Multiply those habits across a fleet, and a few risky drivers can quietly set the cost baseline for everyone else. Driver behavior tracking gives you the visibility to find them, and the proof to show the savings once their habits change.

Turning the Data Into a Driver Scorecard System
Raw event data is only useful if someone can act on it, and no fleet manager has time to read through thousands of braking events one by one.
This is where a driver scorecard system like this earns its keep. A platform like Track Star rolls each driver's events into a single, comparable score, so the handful of people generating most of your risk rise to the top instead of hiding in the noise.

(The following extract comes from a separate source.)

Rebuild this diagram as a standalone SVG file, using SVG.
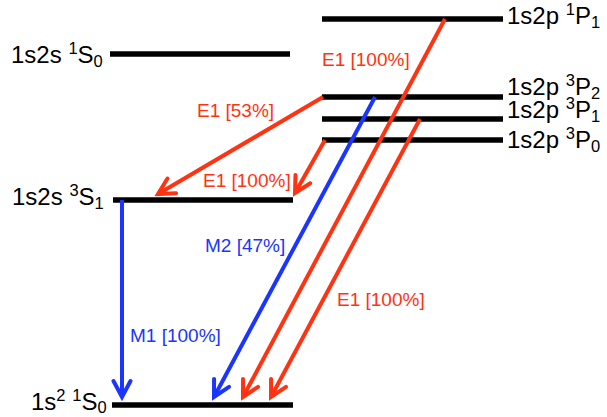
<svg xmlns="http://www.w3.org/2000/svg" width="607" height="417" viewBox="0 0 607 417">
<style>
.lvl{stroke:#000;stroke-width:5.5}
.lab{font-family:"Liberation Sans",Arial,sans-serif;font-size:24px;fill:#000}
.s{font-size:16.5px}
.r{stroke:#ff3311;stroke-width:4;fill:none}
.b{stroke:#1a35ff;stroke-width:4;fill:none}
.tr{font-family:"Liberation Sans",Arial,sans-serif;font-size:19px;fill:#ff3311}
.tb{font-family:"Liberation Sans",Arial,sans-serif;font-size:19px;fill:#1a35ff}
</style>
<defs>
<marker id="ar" markerUnits="userSpaceOnUse" viewBox="-20 -12 24 24" refX="0" refY="0" markerWidth="24" markerHeight="24" orient="auto">
<path d="M-16,-8.5 L0,0 L-16,8.5" fill="none" stroke="#ff3311" stroke-width="4" stroke-linejoin="miter" stroke-linecap="round"/>
</marker>
<marker id="ab" markerUnits="userSpaceOnUse" viewBox="-20 -12 24 24" refX="0" refY="0" markerWidth="24" markerHeight="24" orient="auto">
<path d="M-16,-8.5 L0,0 L-16,8.5" fill="none" stroke="#1a35ff" stroke-width="4" stroke-linejoin="miter" stroke-linecap="round"/>
</marker>
</defs>

<g id="lvl-1s2p-1P1">
<line class="lvl" x1="322" y1="19" x2="503" y2="19"/>
<text class="lab" x="507" y="24">1s2p <tspan class="s" dy="-9">1</tspan><tspan dy="9">P</tspan><tspan class="s" dy="4">1</tspan></text>
</g>
<g id="lvl-1s2p-3P2">
<line class="lvl" x1="322" y1="97" x2="503" y2="97"/>
<text class="lab" x="507" y="95">1s2p <tspan class="s" dy="-9">3</tspan><tspan dy="9">P</tspan><tspan class="s" dy="4">2</tspan></text>
</g>
<g id="lvl-1s2p-3P1">
<line class="lvl" x1="322" y1="119" x2="503" y2="119"/>
<text class="lab" x="507" y="118">1s2p <tspan class="s" dy="-9">3</tspan><tspan dy="9">P</tspan><tspan class="s" dy="4">1</tspan></text>
</g>
<g id="lvl-1s2p-3P0">
<line class="lvl" x1="322" y1="140" x2="503" y2="140"/>
<text class="lab" x="507" y="148">1s2p <tspan class="s" dy="-9">3</tspan><tspan dy="9">P</tspan><tspan class="s" dy="4">0</tspan></text>
</g>
<g id="lvl-1s2s-1S0">
<line class="lvl" x1="110" y1="54" x2="290" y2="54"/>
<text class="lab" x="11" y="63">1s2s <tspan class="s" dy="-9">1</tspan><tspan dy="9">S</tspan><tspan class="s" dy="4">0</tspan></text>
</g>
<g id="lvl-1s2s-3S1">
<line class="lvl" x1="113" y1="200" x2="293" y2="200"/>
<text class="lab" x="12" y="205">1s2s <tspan class="s" dy="-9">3</tspan><tspan dy="9">S</tspan><tspan class="s" dy="4">1</tspan></text>
</g>
<g id="lvl-1s2-1S0">
<line class="lvl" x1="112" y1="405" x2="293" y2="405"/>
<text class="lab" x="31" y="410">1s<tspan class="s" dy="-9">2</tspan><tspan dy="9"> </tspan><tspan class="s" dy="-9">1</tspan><tspan dy="9">S</tspan><tspan class="s" dy="3">0</tspan></text>
</g>

<g id="connectors">
<line class="r" x1="323" y1="97" x2="158" y2="194" marker-end="url(#ar)"/>
<line class="r" x1="325" y1="140" x2="295" y2="193" marker-end="url(#ar)"/>
<line class="b" x1="375" y1="97" x2="214" y2="397" marker-end="url(#ab)"/>
<line class="r" x1="445" y1="19" x2="243" y2="397" marker-end="url(#ar)"/>
<line class="r" x1="420" y1="119" x2="271" y2="397" marker-end="url(#ar)"/>
<line class="b" x1="122" y1="200" x2="122" y2="397" marker-end="url(#ab)"/>
</g>

<g id="labels">
<text class="tr" x="322" y="66">E1 [100%]</text>
<text class="tr" x="197" y="117">E1 [53%]</text>
<text class="tr" x="203" y="187">E1 [100%]</text>
<text class="tb" x="205" y="252">M2 [47%]</text>
<text class="tb" x="130" y="342">M1 [100%]</text>
<text class="tr" x="337" y="306">E1 [100%]</text>
</g>
</svg>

A good scorecard normalizes for how much each person drives, which keeps your highest-mileage drivers from looking reckless simply because they spend more time on the road. With that ranking in hand, you know exactly where to focus, and you can see whether a specific driver is improving month over month rather than guessing.
Where Track Star Fits
Driver behavior tracking delivers the most when it is not a standalone app bolted onto the side of your operation. With Track Star, behavior data lives in the same platform as your GPS tracking, maintenance, and asset records, so a driver's habits connect to the real wear on the vehicle they drive and the routes they run.
The telematics and video feeds flow into one place, fleet safety monitoring and scorecards included, which means a safety manager is not stitching together three dashboards to answer a single question.

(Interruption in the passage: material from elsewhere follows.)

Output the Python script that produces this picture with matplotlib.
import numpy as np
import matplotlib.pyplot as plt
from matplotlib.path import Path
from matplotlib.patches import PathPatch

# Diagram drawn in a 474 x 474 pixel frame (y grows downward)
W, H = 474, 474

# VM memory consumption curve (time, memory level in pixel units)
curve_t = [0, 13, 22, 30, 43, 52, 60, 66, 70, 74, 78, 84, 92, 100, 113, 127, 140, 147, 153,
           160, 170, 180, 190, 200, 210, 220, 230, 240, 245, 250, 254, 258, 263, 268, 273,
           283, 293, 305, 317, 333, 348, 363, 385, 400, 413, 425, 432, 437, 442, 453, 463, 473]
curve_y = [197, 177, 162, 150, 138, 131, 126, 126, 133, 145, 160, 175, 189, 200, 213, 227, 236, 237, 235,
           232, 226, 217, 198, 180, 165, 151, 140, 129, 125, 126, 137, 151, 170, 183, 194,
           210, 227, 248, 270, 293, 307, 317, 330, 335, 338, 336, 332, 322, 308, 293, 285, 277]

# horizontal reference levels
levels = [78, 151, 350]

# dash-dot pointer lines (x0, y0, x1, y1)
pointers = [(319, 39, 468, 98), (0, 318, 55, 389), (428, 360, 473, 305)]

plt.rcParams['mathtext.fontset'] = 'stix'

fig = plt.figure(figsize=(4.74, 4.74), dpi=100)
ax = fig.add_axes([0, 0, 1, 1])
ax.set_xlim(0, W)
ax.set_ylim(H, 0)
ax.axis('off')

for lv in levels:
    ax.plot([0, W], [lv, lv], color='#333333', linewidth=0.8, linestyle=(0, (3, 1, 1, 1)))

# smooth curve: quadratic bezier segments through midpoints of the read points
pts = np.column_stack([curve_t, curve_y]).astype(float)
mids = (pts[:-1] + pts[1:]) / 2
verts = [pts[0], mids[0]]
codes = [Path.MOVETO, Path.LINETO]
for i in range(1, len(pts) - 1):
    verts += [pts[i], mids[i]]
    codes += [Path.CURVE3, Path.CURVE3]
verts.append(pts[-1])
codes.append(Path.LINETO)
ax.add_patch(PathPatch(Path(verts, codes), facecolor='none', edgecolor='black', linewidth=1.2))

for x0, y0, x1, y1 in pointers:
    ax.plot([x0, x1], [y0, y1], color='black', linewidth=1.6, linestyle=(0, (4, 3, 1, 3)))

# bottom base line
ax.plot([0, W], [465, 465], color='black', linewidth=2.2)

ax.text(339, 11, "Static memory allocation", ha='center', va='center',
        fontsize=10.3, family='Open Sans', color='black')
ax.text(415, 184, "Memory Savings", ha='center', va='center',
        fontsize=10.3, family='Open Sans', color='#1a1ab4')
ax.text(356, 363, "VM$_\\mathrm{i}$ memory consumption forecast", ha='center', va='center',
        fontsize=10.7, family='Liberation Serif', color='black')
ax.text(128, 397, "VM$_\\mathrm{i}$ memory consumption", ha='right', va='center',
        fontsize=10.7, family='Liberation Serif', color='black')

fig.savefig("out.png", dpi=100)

Track Star is hardware agnostic, so it works with the systems many fleets already have installed, and it is built around the kind of accountability that public-sector and enterprise operations demand.

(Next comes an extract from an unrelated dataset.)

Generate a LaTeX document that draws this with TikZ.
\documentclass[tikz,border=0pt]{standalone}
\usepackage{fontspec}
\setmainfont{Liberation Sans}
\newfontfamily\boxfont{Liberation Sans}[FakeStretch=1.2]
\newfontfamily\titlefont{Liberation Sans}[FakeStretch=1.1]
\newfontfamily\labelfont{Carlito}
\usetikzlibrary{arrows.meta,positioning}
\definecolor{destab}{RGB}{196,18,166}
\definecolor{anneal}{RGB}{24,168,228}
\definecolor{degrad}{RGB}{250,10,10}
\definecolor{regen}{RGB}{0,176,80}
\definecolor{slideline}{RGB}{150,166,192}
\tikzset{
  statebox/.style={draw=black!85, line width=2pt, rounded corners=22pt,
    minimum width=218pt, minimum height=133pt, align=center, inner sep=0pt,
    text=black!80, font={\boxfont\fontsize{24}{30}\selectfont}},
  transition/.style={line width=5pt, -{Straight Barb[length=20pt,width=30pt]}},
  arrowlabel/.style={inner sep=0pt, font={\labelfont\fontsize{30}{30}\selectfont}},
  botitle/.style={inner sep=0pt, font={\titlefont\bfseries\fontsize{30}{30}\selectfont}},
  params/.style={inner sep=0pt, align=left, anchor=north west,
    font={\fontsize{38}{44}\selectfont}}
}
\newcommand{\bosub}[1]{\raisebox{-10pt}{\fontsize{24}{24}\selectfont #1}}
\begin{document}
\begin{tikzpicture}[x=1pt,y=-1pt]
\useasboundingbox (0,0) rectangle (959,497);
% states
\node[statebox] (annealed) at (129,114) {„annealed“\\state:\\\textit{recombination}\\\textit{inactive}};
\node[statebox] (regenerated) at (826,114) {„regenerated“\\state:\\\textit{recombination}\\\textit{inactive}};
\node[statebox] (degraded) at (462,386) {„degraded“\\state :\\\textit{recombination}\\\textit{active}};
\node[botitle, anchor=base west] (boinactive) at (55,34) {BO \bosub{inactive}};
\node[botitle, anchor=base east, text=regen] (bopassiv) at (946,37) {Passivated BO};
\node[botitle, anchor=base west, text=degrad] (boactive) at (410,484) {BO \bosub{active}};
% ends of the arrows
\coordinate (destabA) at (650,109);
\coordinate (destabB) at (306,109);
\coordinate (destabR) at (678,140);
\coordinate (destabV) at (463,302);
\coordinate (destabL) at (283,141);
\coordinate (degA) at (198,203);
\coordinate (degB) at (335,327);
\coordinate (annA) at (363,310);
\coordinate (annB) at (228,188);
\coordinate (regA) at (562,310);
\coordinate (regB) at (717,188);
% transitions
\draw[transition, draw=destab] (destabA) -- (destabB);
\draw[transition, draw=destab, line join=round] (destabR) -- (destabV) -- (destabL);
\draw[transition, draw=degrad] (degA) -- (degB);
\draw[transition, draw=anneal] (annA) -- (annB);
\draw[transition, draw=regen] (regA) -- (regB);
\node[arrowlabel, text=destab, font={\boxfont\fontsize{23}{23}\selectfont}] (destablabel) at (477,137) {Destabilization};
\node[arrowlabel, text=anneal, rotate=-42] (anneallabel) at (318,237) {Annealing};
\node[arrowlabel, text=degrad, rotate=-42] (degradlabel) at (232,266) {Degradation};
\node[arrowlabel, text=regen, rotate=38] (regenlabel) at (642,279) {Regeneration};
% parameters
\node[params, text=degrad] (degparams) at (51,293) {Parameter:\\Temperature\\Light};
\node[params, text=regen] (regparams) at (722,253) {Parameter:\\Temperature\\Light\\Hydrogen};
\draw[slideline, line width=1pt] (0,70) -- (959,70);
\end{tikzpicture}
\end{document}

That combination is what turns driver behavior tracking from a reporting feature into an actual reduction in risk and cost.
Final Thoughts
Every fleet already has a few drivers quietly running up its risk and its costs. The real question is whether you can see them in time to do something about it. Driver behavior tracking gives you that visibility, and paired with honest coaching, it turns risky habits into measurable improvement instead of the next insurance claim.
Track Star brings that tracking together with the rest of your fleet operation in one platform built for complex, accountability-driven fleets. Schedule a call, and we will show you where the risk is hiding in your fleet today.
Frequently Asked Questions
Will driver behavior tracking feel like spying?
Not when it is framed as coaching. Drivers who get clear feedback and a fair, mileage-adjusted score usually accept it, especially once safe driving is tied to recognition rather than punishment.
How accurate is harsh-braking data on rough roads?
Track Star uses thresholds that separate genuine harsh events from rough pavement and potholes. Calibrating sensitivity to your actual routes keeps the data trustworthy instead of flagging normal driving all day.
Can driver behavior tracking lower our fleet insurance premiums?
Often, yes. A documented safety program and improving scores give insurers evidence of lower risk, and many carriers reward fleets that can show consistent, improving driver data over time.
Can we track behavior in take-home or personal-use vehicles?
Yes, if the vehicle has a tracking device and your policy allows it. Take-home units are common in public-sector fleets, and the same behavior standards can apply during work use.
Which driving events matter most for reducing crash risk?
Speeding and following too closely correlate most strongly with serious crashes. Harsh braking often signals both, so prioritizing those events tends to cut the most risk the fastest.